'We'll run until the end, to save the right wing government'

Bucking pressure, far-right Otzma Yehudit says it’s staying in Knesset race

Chairman Itamar Ben Gvir claims he received offers as lavish as an ambassador posting if he agreed to pull his far-right party out of contention

Jacob Magid is The Times of Israel's US bureau chief

Itamar Ben Gvir, head of the Otzma Yehudit party, holds a press conference in Jerusalem, on January 20, 2020. (Yonatan Sindel/Flash90)
Itamar Ben Gvir, head of the Otzma Yehudit party, holds a press conference in Jerusalem, on January 20, 2020. (Yonatan Sindel/Flash90)

Otzma Yehudit party head Itamar Ben Gvir announced Monday that his far-right party will remain in the race “until the end,” defying pressure from Prime Minister Benjamin Netanyahu and other right wing officials who had called on his faction to drop out, rather than risk falling below the electoral threshold for the second straight election.

“This evening, I announce to you and also to the prime minister that the Otzma Yehudit secretariat has decided that we will run until the end in order to win and to save the right wing government” Ben Gvir said at a Jerusalem press conference.

He claimed that his party had a better chance of making it into the Knesset than the right-wing bloc had at winning 61 seats without the support of his Kahanist-inspired faction.

Despite its extremist views, Otzma Yehudit still drew over 80,000 votes in September elections, which would have equaled about two Knesset seats had the party crossed the threshold to enter parliament.

Likud and other right-wing factions fear a repeat in March if Ben Gvir stays in the race. Most polls show his faction again falling below the 3.25 percent of the vote needed to enter the Knesset.

Ben Gvir claimed that overtures for him to drop out including promises of sweetheart jobs in influential quasi-government bodies, ministerial positions and even an ambassadorship, all of which he rejected.

“It’s no secret that officials in the coalition have offered me many proposals in the last few days that would have kept me comfortable for years.”
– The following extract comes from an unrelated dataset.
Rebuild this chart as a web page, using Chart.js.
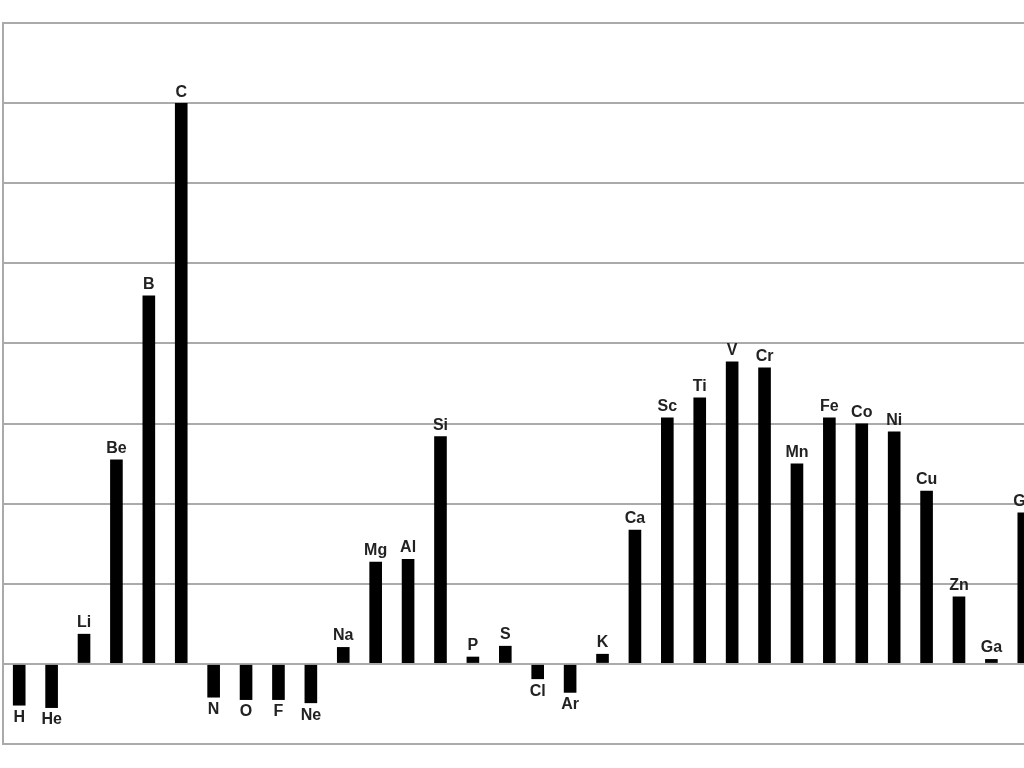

“The Prime Minister’s Office has denied [these offers], but they know very well which important officials in the coalition offered to make me minister. And not just minister. I was offered a position in KKL JNF Jewish National Fund, the World Zionist Organization… and even an ambassador posting,” Ben Gvir claimed.

Otzma Yehudit party leader Itamar Ben Gvir speaks to reporters at the Knesset, January 15, 2020. (Olivier Fitoussi/Flash90)

Apparently believing the Otzma Yehudit chairman’s claim, Blue and White chairman Benny Gantz tweeted that Netanyahu was willing to place Israel’s foreign relations in the hands of a Kahanist in order to ensure himself parliamentary immunity.

Netanyahu was vociferously criticized at home and abroad in February 2019 after engineering a deal for Otzma Yehudit to join two other right-wing factions, a pact which almost saw Ben Gvir enter the Knesset.

The party is made up of followers of late extremist rabbi Meir Kahane. It supports encouraging emigration of non-Jews from Israel, and expelling Palestinians and Israeli Arabs who refuse to declare loyalty to Israel and accept diminished status in an expanded Jewish state whose sovereignty extends throughout the West Bank. Ben Gvir’s former running mate, ex-MK Michael Ben-Ari, was disqualified from running for the Knesset last year, over his support for racism.

On Sunday, Channel 12 reported that the ultra-Orthodox Shas and United Torah Judaism parties were weighing a deal with Otzma Yehudit, in which one of them would commit to giving a non-MK ministerial post to Ben Gvir, in exchange for him dropping out and endorsing the ultra-Orthodox faction instead.

Likud MK Miki Zohar, a close confidant of Netanyahu, expressed his keen support for the arrangement in private conversations, according to the report.

The announcement Monday came after Otzma Yehudit leaders had been slated to meet to discuss the offers.

Ben Gvir pointed out that none of the offers presented to him by right-wing officials were regarding government policy, claiming that those trying to convince him to drop out were only interested in “using us and then throwing us away.”

The Otzma Yehudit chairman said that his party’s slogan for the upcoming campaign would be “Ben Gvir, his word is his bond,” in a clear slight to Jewish Home chairman Rafi Peretz.

The latter tweeted out the same phrase hours ahead of the party filing deadline in an effort to make clear that he would not walk back on his merger agreement with the far-right party. However, the tweet was deleted three minutes later, as Peretz succumbed to pressure from Netanyahu and other national religious officials who convinced him to merge with Naftali Bennett’s New Right party, rather than risk not crossing the electoral threshold in a joint run with Otzma Yehudit.

Netanyahu had pushed for Otzma Yehudit to be included in the Bennett-led Yamina alliance, but Bennett refused on ideological grounds.